United States District Court, Northern District of Indiana (2012)
Facts
- The plaintiffs, former employees of L-A Electric, filed a lawsuit against their employer and related parties in Allen Superior Court, alleging improper deductions from their paychecks.
- They claimed that these deductions violated Indiana law due to the absence of valid wage assignments and sought damages for criminal conversion and an accounting of the deducted funds.
- The plaintiffs contended that the deductions were for non-ERISA benefits, such as vacation pay and training funds, and they asserted their claims under state law.
- The defendants removed the case to federal court, arguing that the claims were subject to federal jurisdiction under ERISA's complete preemption doctrine.
- The plaintiffs subsequently filed an amended complaint emphasizing their claims as pertaining to non-ERISA benefits.
- The defendants filed motions to dismiss the complaints and opposed the motion to remand the case back to state court.
- The court considered both the original and amended complaints in its decision.
Issue
- The issue was whether the claims in the plaintiffs' complaints fell within the scope of Section 502(a) of the Employee Retirement Income Security Act of 1974, thereby establishing federal jurisdiction for the case.
Holding — DeGuilio, J.
- The United States District Court for the Northern District of Indiana held that none of the claims in the original or amended complaints were within the scope of Section 502(a) of ERISA, and thus the case was not properly removed to federal court.
Rule
- Claims based on state law regarding wage deductions and payments are not subject to federal jurisdiction under ERISA unless they directly assert violations of ERISA provisions.
Reasoning
- The United States District Court reasoned that the plaintiffs' claims concerning improper deductions and non-payment of wages were based on Indiana state law and did not require interpretation of ERISA plans.
- The court applied the complete preemption doctrine, determining that although the plaintiffs could potentially bring claims under ERISA as former employees, the specific claims they asserted did not relate to benefits governed by ERISA.
- The court concluded that the plaintiffs’ allegations did not assert any violation of ERISA provisions, but rather focused solely on violations of state law regarding wage deductions and the Indiana Common Construction Wage Act.
- The court found that the plaintiffs aimed to trace allegedly converted funds rather than asserting a breach of fiduciary duty, and thus federal jurisdiction was not established.
- As a result, the court granted the plaintiffs' motion to remand the case back to state court.

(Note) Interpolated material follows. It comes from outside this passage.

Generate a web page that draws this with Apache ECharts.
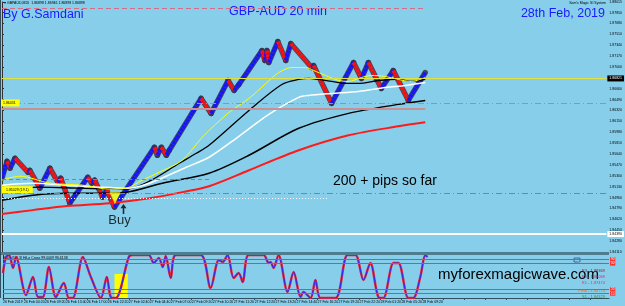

Deep Dive: How the Court Reached Its Decision
Court's Analysis of Subject Matter Jurisdiction
The court began its analysis by establishing that removal of a case from state court to federal court under 28 U.S.C. § 1441 is only permissible if the federal court has original jurisdiction. Since all parties were citizens of Indiana, the only potential basis for federal jurisdiction was federal-question jurisdiction, which requires that the case arises under the Constitution, laws, or treaties of the United States. The court emphasized that it is the plaintiff's complaint that typically determines the existence of federal-question jurisdiction, highlighting that federal jurisdiction cannot simply be asserted by a defendant in a removal petition. The court noted that complete preemption doctrine could potentially allow for removal if the claims fell within the scope of ERISA's Section 502(a), which provides specific causes of action related to employee benefit plans. However, the court clarified that the mere possibility of deriving a federal claim from a state law claim does not automatically grant federal jurisdiction.
Complete Preemption Doctrine
The court explained the complete preemption doctrine, which allows certain state law claims to be recharacterized as federal claims if Congress has completely preempted an area of law. The court pointed out that the U.S. Supreme Court's decision in Metropolitan Life Ins. Co. v. Taylor established that claims within the scope of Section 502(a) of ERISA are entirely governed by federal law, thus creating federal jurisdiction. The court outlined that, under this doctrine, if a claim could have been brought under ERISA's enforcement mechanisms, it may be removed to federal court. However, the court indicated that merely being eligible to bring an ERISA claim does not mean that the claims asserted in this case fell within the scope of Section 502(a). The court emphasized that the analysis must focus on the actual claims being made rather than potential claims that could be made.
Analysis of Plaintiffs' Claims
In reviewing the plaintiffs' claims, the court found that the allegations primarily revolved around violations of Indiana state law regarding improper wage deductions and payment under the Indiana Common Construction Wage Act. The court noted that the plaintiffs explicitly stated their intention to assert claims based on state law and not as violations of ERISA. The court carefully examined the original and amended complaints, which included claims for unlawful deductions and criminal conversion, concluding that these claims did not require any interpretation of ERISA plans. The court determined that the claims were focused on state law violations rather than any failure to provide ERISA benefits. Consequently, the court found that the plaintiffs' allegations did not invoke any ERISA provisions, reinforcing that the claims related solely to state law.
Factors for Evaluating Complete Preemption
The court applied the three-factor test established in prior cases to evaluate whether the plaintiffs' claims were subject to complete preemption. The first factor considered whether the plaintiffs were eligible to bring claims under Section 502(a) of ERISA, which the court acknowledged they could potentially do as former employees. The second factor examined whether the plaintiffs' claims fell within the scope of an ERISA provision that could be enforced via Section 502(a). The court concluded that the claims did not relate to benefits governed by ERISA or involve disputes over what benefits were payable under any plan. The third factor assessed whether the resolution of the plaintiffs' claims would require interpreting ERISA plan documents. The court found that the underlying claims could be resolved without referencing any ERISA documents, as they were based solely on state law. Therefore, the court concluded that the plaintiffs' claims were not completely preempted by ERISA.
Conclusion and Remand
Ultimately, the court ruled that none of the claims in the plaintiffs' original or amended complaints fell within the scope of Section 502(a) of ERISA, leading to the conclusion that the case was improperly removed. The court emphasized that the plaintiffs' focus was on state law violations and did not assert any ERISA-related claims. With no original subject matter jurisdiction established, the court granted the plaintiffs' motion to remand the case back to state court. The court underscored the importance of respecting the plaintiffs' choice of forum and noted that any doubt regarding jurisdiction should be resolved in favor of remanding the case to state court. As a result, the court formally ordered the remand, allowing the plaintiffs to pursue their claims under Indiana law.